Holding — Goodwin, C.J.
- The U.S. District Court for the Southern District of West Virginia held that Richards's claims were not completely preempted by ERISA and granted his motion to remand the case to state court.
Rule
- State law claims for negligent misrepresentation and constructive fraud are not completely preempted by ERISA if the plaintiff does not have a colorable claim to benefits under an ERISA plan.
Reasoning
- The U.S. District Court for the Southern District of West Virginia reasoned that for an action to be removed based on complete preemption, it must arise under federal law.
- The court explained that complete preemption is distinct from ordinary preemption, as it recharacterizes state law claims as federal claims.
- It emphasized that to determine if Richards was a "participant" under ERISA, the court needed to see if he had a reasonable expectation of returning to covered employment or a colorable claim to vested benefits.
- The defendants' arguments did not demonstrate that Richards expected to return or had a valid claim to benefits because he retired just before the cutoff date.
- Therefore, his claims regarding negligent misrepresentation did not seek benefits under an ERISA plan, but rather sought damages from his employer for misleading information.
- As such, the court found that Richards's claims did not fall under the scope of ERISA's civil enforcement provision, § 502(a), and thus could not be removed.
Deep Dive: How the Court Reached Its Decision
Understanding Complete Preemption
The court began its reasoning by clarifying the concept of complete preemption, which differs from ordinary preemption. Complete preemption allows a state law claim to be recharacterized as a federal claim, thereby justifying removal to federal court. For complete preemption to apply, the court noted that the state law claim must arise under federal law. This distinction is critical because ordinary preemption merely serves as a defense to state claims and does not grant federal jurisdiction. The court emphasized that a federal question must be apparent from the face of the plaintiff's well-pleaded complaint to establish original jurisdiction. In this case, the defendants argued that the claims related to an employee benefits plan governed by ERISA, but the court had to assess whether Richards’s claims could be classified as federal claims under ERISA's civil enforcement provision.

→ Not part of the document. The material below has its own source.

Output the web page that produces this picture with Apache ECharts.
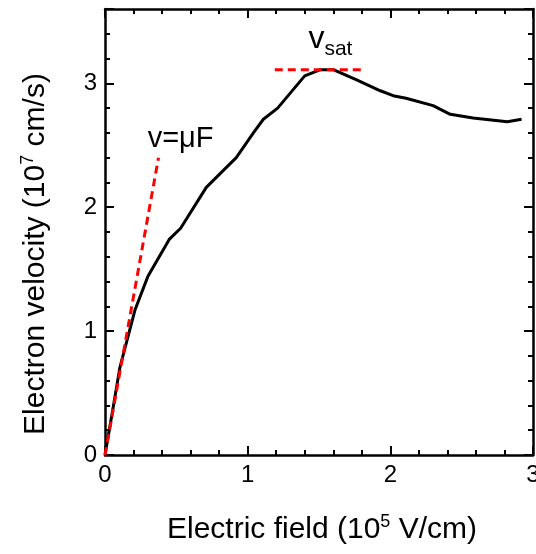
<!DOCTYPE html>
<html>
<head>
    <meta charset="utf-8">
    <script type="text/javascript" src="https://cdn.jsdelivr.net/npm/echarts@6/dist/echarts.min.js"></script>
    <title></title>
    <style>
        html, body { margin: 0; padding: 0; background: #fff; }
        #main { width: 536px; height: 554px; }
    </style>
</head>
<body>
<div id="main"></div>
<script type="text/javascript">
    // curve
    var fieldX = [0, 0.058, 0.105, 0.21, 0.30, 0.45, 0.53, 0.71, 0.92, 1.04, 1.11, 1.21, 1.40, 1.51, 1.60, 1.76, 1.93, 2.02, 2.11, 2.30, 2.42, 2.58, 2.82, 2.92];
    var velocity = [0, 0.39, 0.71, 1.17, 1.44, 1.74, 1.83, 2.16, 2.40, 2.60, 2.71, 2.80, 3.06, 3.11, 3.11, 3.03, 2.94, 2.90, 2.88, 2.82, 2.75, 2.72, 2.69, 2.71];
    // dashed guide lines
    var muX = [0, 0.375];
    var muV = [0, 2.4];
    var satX = [1.19, 1.81];
    var satV = [3.11, 3.11];
    // text annotations
    var muLabelPos = [0.53, 2.55];
    var satLabelPos = [1.58, 3.34];

    var font = 'Liberation Sans, Arial, sans-serif';

    function pairs(xs, ys) {
        var out = [];
        for (var i = 0; i < xs.length; i++) out.push([xs[i], ys[i]]);
        return out;
    }

    function axisBase(extra) {
        var a = {
            type: 'value',
            min: 0,
            splitLine: {show: false},
            axisLine: {show: true, onZero: false, lineStyle: {color: '#000', width: 2.5}},
            axisTick: {show: true, inside: true, length: 9, lineStyle: {color: '#000', width: 2}},
            minorTick: {show: true, splitNumber: 5, length: 5, lineStyle: {color: '#000', width: 2}},
            axisLabel: {show: false}
        };
        for (var k in extra) a[k] = extra[k];
        return a;
    }

    var supStyle = {color: '#000', fontSize: 18, fontFamily: font, lineHeight: 20, verticalAlign: 'top'};

    var myChart = echarts.init(document.getElementById('main'));
    var option = {
        animation: false,
        grid: {left: 105, right: 3, top: 9, bottom: 99, outerBoundsMode: 'none', containLabel: false},
        xAxis: [
            axisBase({
                position: 'bottom', max: 3, interval: 1,
                axisLabel: {show: true, color: '#000', fontSize: 24, fontFamily: font, margin: 8},
                name: 'Electric field (10{sup|5} V/cm)',
                nameLocation: 'middle',
                nameGap: 58,
                nameTextStyle: {
                    color: '#000', fontSize: 30, fontFamily: font, lineHeight: 34,
                    padding: [0, 0, 0, 6],
                    rich: {sup: supStyle}
                }
            }),
            axisBase({position: 'top', max: 3, interval: 1})
        ],
        yAxis: [
            axisBase({
                position: 'left', max: 3.6, interval: 1,
                axisLabel: {show: true, color: '#000', fontSize: 24, fontFamily: font, margin: 8, showMaxLabel: false},
                name: 'Electron velocity (10{sup|7} cm/s)',
                nameLocation: 'middle',
                nameGap: 52,
                nameTextStyle: {
                    color: '#000', fontSize: 30, fontFamily: font, lineHeight: 34,
                    padding: [0, 44, 0, 0],
                    rich: {sup: supStyle}
                }
            }),
            axisBase({position: 'right', max: 3.6, interval: 1})
        ],
        series: [
            {
                type: 'line',
                data: pairs(fieldX, velocity),
                symbol: 'none',
                lineStyle: {color: '#000', width: 3},
                z: 3
            },
            {
                type: 'line',
                data: pairs(muX, muV),
                symbol: 'none',
                lineStyle: {color: '#ff0000', width: 3, type: [8, 5]},
                z: 4
            },
            {
                type: 'line',
                data: pairs(satX, satV),
                symbol: 'none',
                lineStyle: {color: '#ff0000', width: 3, type: [8, 5]},
                z: 4
            },
            {
                type: 'scatter',
                symbolSize: 0,
                itemStyle: {opacity: 1},
                data: [muLabelPos],
                label: {
                    show: true, position: 'inside', color: '#000', fontSize: 29, fontFamily: font,
                    textBorderWidth: 0,
                    formatter: 'v=\u03bcF'
                },
                z: 5
            },
            {
                type: 'scatter',
                symbolSize: 0,
                itemStyle: {opacity: 1},
                data: [satLabelPos],
                label: {
                    show: true, position: 'inside', color: '#000', textBorderWidth: 0,
                    formatter: '{v|v}{s|sat}',
                    rich: {
                        v: {color: '#000', textBorderWidth: 0, fontSize: 32, fontFamily: font, lineHeight: 36, verticalAlign: 'top'},
                        s: {color: '#000', textBorderWidth: 0, fontSize: 21, fontFamily: font, lineHeight: 22, padding: [20, 0, 0, 0], verticalAlign: 'bottom'}
                    }
                },
                z: 5
            }
        ]
    };
    myChart.setOption(option);
</script>
</body>
</html>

Determining Status as a Participant
To evaluate whether Richards had a claim under ERISA, the court analyzed whether he qualified as a "participant" under the statute. ERISA defines a "participant" as an employee or former employee who may become eligible to receive benefits from an employee benefit plan. The court stressed that for a former employee to be considered a participant, they must have a reasonable expectation of returning to covered employment or demonstrate a colorable claim to vested benefits. The court found that the defendants failed to establish that Richards had a reasonable expectation of returning to work, given his age and the company's job reductions. Additionally, the court noted that Richards did not have a valid claim to any benefits since he retired just before the effective date of the severance plan. Thus, the court concluded that Richards did not meet the threshold requirement to be classified as a participant under ERISA.
Nature of the Claims
The court further examined the nature of Richards’s claims, which were based on negligent misrepresentation and constructive fraud, rather than claims for benefits under an ERISA plan. It noted that Richards's complaint did not seek to enforce any rights under the plan nor did it name the plan or its administrator as defendants. Instead, Richards's claims centered on alleged misrepresentations made by his employer regarding the existence of a severance program. The court highlighted that Richards's claims were about being misled into making a retirement decision without knowledge of the impending benefits, which is distinct from seeking benefits owed under an ERISA-covered plan. Therefore, the court determined that Richards was not pursuing a claim that fell within the scope of ERISA's civil enforcement provision, § 502(a).
Comparison to Precedent
The court referenced relevant case law to support its ruling, particularly the Tenth Circuit's decision in Felix v. Lucent Technologies. In that case, the plaintiffs also brought fraud claims based on misrepresentations regarding an early retirement plan, and the court held that such claims did not fall under ERISA’s § 502(a). The court in Felix concluded that the plaintiffs were not seeking benefits from the plan but rather monetary damages for being misled into retirement. This precedent illustrated that similar claims in Richards's situation should not be recharacterized as federal claims under ERISA. The court underscored that the mere possibility of benefits under a plan did not suffice to establish standing under § 502(a), thus reinforcing its conclusion that Richards’s claims could not be removed to federal court.
Conclusion on Remand
Ultimately, the court concluded that Richards's claims were not completely preempted by ERISA, as he lacked the necessary standing to assert a claim under § 502(a). Consequently, the court granted Richards's Motion to Remand, determining that the action should be returned to the Circuit Court of Kanawha County. The court made clear that the defendants had not demonstrated an objectively reasonable basis for seeking removal, but it declined to award costs and fees to Richards. The decision emphasized the importance of maintaining the integrity of state law claims, particularly when federal jurisdiction is not appropriately invoked. The court directed the Clerk to send a certified copy of the remand order to the state court, thereby concluding the federal proceedings.